Fair Notice Argument
The court rejected the respondents' argument regarding a lack of fair notice about the applicability of federal consumer financial laws to AFDs, stating that this claim was premature since the Bureau had not yet initiated an enforcement action. The respondents' reliance on precedents where courts found a failure to provide fair notice was misplaced, as those cases involved situations where the agency had already taken enforcement steps. The court noted that the Bureau was still within the investigative phase, and the determination of whether the respondents had fair notice of the laws governing their actions should wait until an enforcement action was brought. Consequently, the fairness of notice did not impact the Bureau's ability to investigate and seek information relevant to potential violations of consumer financial laws. Thus, the court found that the respondents' fair notice argument did not impede the enforcement of the CIDs.
Undue Burden Claim
The court examined the claim by Harbour that complying with the CID would impose an undue burden, ultimately finding that the burden was minimal compared to the relevance of the requested information to the Bureau's investigation. The court noted that evaluating undue burden requires balancing the relevance of the requested materials against the difficulty of compliance. Harbour's assertion about the extensive coverage period of nearly seven years was deemed insufficient, as the information was likely relevant to the Bureau's understanding of the respondents' practices. Furthermore, the court found that the evidence provided by Harbour regarding compliance costs was vague and lacked sufficient detail to support the claim of undue burden. Given that the CID included a limited number of requests and that Harbour had a reasonable timeframe to respond, the court concluded that the demands were not overly burdensome.
Conclusion
In conclusion, the court granted the Bureau's petition to enforce the CIDs, rejecting the arguments presented by the respondents. The court determined that the Bureau had the authority to issue the CIDs based on plausible grounds for believing that the respondents may have information related to violations of federal consumer financial laws.

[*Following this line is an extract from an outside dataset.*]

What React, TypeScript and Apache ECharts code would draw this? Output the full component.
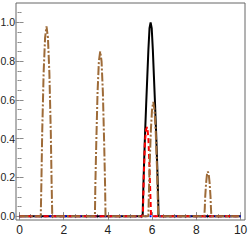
import React, { useEffect, useRef } from "react";
import * as echarts from "echarts";

// Black solid curve
const blackX = [0, 5.57, 5.59, 5.63, 5.68, 5.73, 5.78, 5.83, 5.88, 5.93, 5.98, 6.03, 6.08, 6.13, 6.18, 6.23, 6.27, 6.29, 10];
const blackY = [0, 0, 0.1, 0.26, 0.43, 0.58, 0.72, 0.86, 0.97, 1.0, 0.97, 0.86, 0.72, 0.58, 0.43, 0.26, 0.1, 0, 0];

// Red dashed curve
const redX = [0, 5.58, 5.62, 5.67, 5.73, 5.78, 5.83, 5.87, 5.91, 5.95, 10];
const redY = [0, 0, 0.2, 0.38, 0.45, 0.46, 0.4, 0.28, 0.14, 0, 0];

// Blue dotted curve (flat)
const blueX = [0, 10];
const blueY = [0, 0];

// Brown dot-dashed curve
const brownX = [
  0,
  0.96, 0.99, 1.025, 1.09, 1.155, 1.22, 1.285, 1.35, 1.415, 1.45, 1.48,
  3.41, 3.43, 3.47, 3.53, 3.59, 3.65, 3.71, 3.77, 3.83, 3.87, 3.89,
  5.83, 5.85, 5.885, 5.94, 5.995, 6.05, 6.105, 6.16, 6.215, 6.25, 6.27,
  8.36, 8.38, 8.4, 8.44, 8.48, 8.52, 8.56, 8.6, 8.64, 8.66, 8.68,
  10,
];
const brownY = [
  0,
  0, 0.18, 0.43, 0.74, 0.92, 0.98, 0.92, 0.74, 0.43, 0.18, 0,
  0, 0.16, 0.37, 0.64, 0.8, 0.85, 0.8, 0.64, 0.37, 0.16, 0,
  0, 0.11, 0.26, 0.44, 0.55, 0.59, 0.55, 0.44, 0.26, 0.11, 0,
  0, 0.04, 0.1, 0.17, 0.215, 0.23, 0.215, 0.17, 0.1, 0.04, 0,
  0,
];

const xMajor = [0, 2, 4, 6, 8, 10];
const xMinor = [0.5, 1, 1.5, 2.5, 3, 3.5, 4.5, 5, 5.5, 6.5, 7, 7.5, 8.5, 9, 9.5];
const yMajor = [0, 0.2, 0.4, 0.6, 0.8, 1.0];
const yMinor = [0.05, 0.1, 0.15, 0.25, 0.3, 0.35, 0.45, 0.5, 0.55, 0.65, 0.7, 0.75, 0.85, 0.9, 0.95, 1.05];

const X_MIN = -0.16;
const X_MAX = 10.2;
const Y_MIN = -0.02;
const Y_MAX = 1.1;

const pairs = (xs: number[], ys: number[]) => xs.map((x, i) => [x, ys[i]]);

export default function App() {
  const ref = useRef<HTMLDivElement>(null);
  useEffect(() => {
    if (!ref.current) return;
    const chart = echarts.init(ref.current, undefined, { renderer: "svg" });
    const tickColor = "#8a8a8a";
    const fontFamily = "'Liberation Sans Narrow', 'Liberation Sans', Arial, sans-serif";
    const mkX = (pos: "bottom" | "top", vals: number[], len: number, labels: boolean) => ({
      type: "value",
      position: pos,
      min: X_MIN,
      max: X_MAX,
      axisLine: { show: false },
      splitLine: { show: false },
      axisTick: { show: true, inside: true, length: len, customValues: vals, lineStyle: { color: tickColor, width: 1 } },
      axisLabel: labels
        ? { show: true, customValues: vals, margin: 4, color: "#222", fontSize: 12, fontFamily, formatter: (v: number) => String(Math.round(v)) }
        : { show: false },
    });
    const mkY = (pos: "left" | "right", vals: number[], len: number, labels: boolean) => ({
      type: "value",
      position: pos,
      min: Y_MIN,
      max: Y_MAX,
      axisLine: { show: false },
      splitLine: { show: false },
      axisTick: { show: true, inside: true, length: len, customValues: vals, lineStyle: { color: tickColor, width: 1 } },
      axisLabel: labels
        ? { show: true, customValues: vals, margin: 1, color: "#222", fontSize: 10.5, fontFamily, formatter: (v: number) => v.toFixed(1) }
        : { show: false },
    });
    const lineBase = { type: "line", showSymbol: false, symbol: "none", xAxisIndex: 0, yAxisIndex: 0, z: 2 };
    chart.setOption({
      animation: false,
      grid: {
        left: 16,
        right: 4,
        top: 3,
        bottom: 20,
        containLabel: false,
        outerBoundsMode: "none",
        show: true,
        borderColor: "#666",
        borderWidth: 1,
        backgroundColor: "transparent",
      },
      xAxis: [
        mkX("bottom", xMajor, 4, true),
        mkX("bottom", xMinor, 2, false),
        mkX("top", xMajor, 4, false),
        mkX("top", xMinor, 2, false),
      ],
      yAxis: [
        mkY("left", yMajor, 4, true),
        mkY("left", yMinor, 2, false),
        mkY("right", yMajor, 4, false),
        mkY("right", yMinor, 2, false),
      ],
      series: [
        { ...lineBase, data: pairs(blackX, blackY), lineStyle: { color: "#000", width: 2 } },
        { ...lineBase, data: pairs(blueX, blueY), lineStyle: { color: "#0000ff", width: 2, type: [2, 3] } },
        { ...lineBase, data: pairs(redX, redY), lineStyle: { color: "#ff0000", width: 2, type: [5, 3] } },
        { ...lineBase, data: pairs(brownX, brownY), lineStyle: { color: "#9e6b38", width: 2, type: [9, 2, 2, 2] } },
      ],
    });
    return () => chart.dispose();
  }, []);
  return (
    <div
      ref={ref}
      style={{ position: "fixed", left: 0, top: 0, width: 249, height: 240, background: "#fff" }}
    />
  );
}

Additionally, the issues of fair notice and undue burden were found to be insufficient to obstruct the enforcement of the CIDs. The court emphasized the importance of allowing the Bureau to conduct its investigation without premature challenges from the respondents. Thus, the ruling underscored the Bureau's mandate to regulate consumer financial products and services effectively while maintaining its investigatory powers.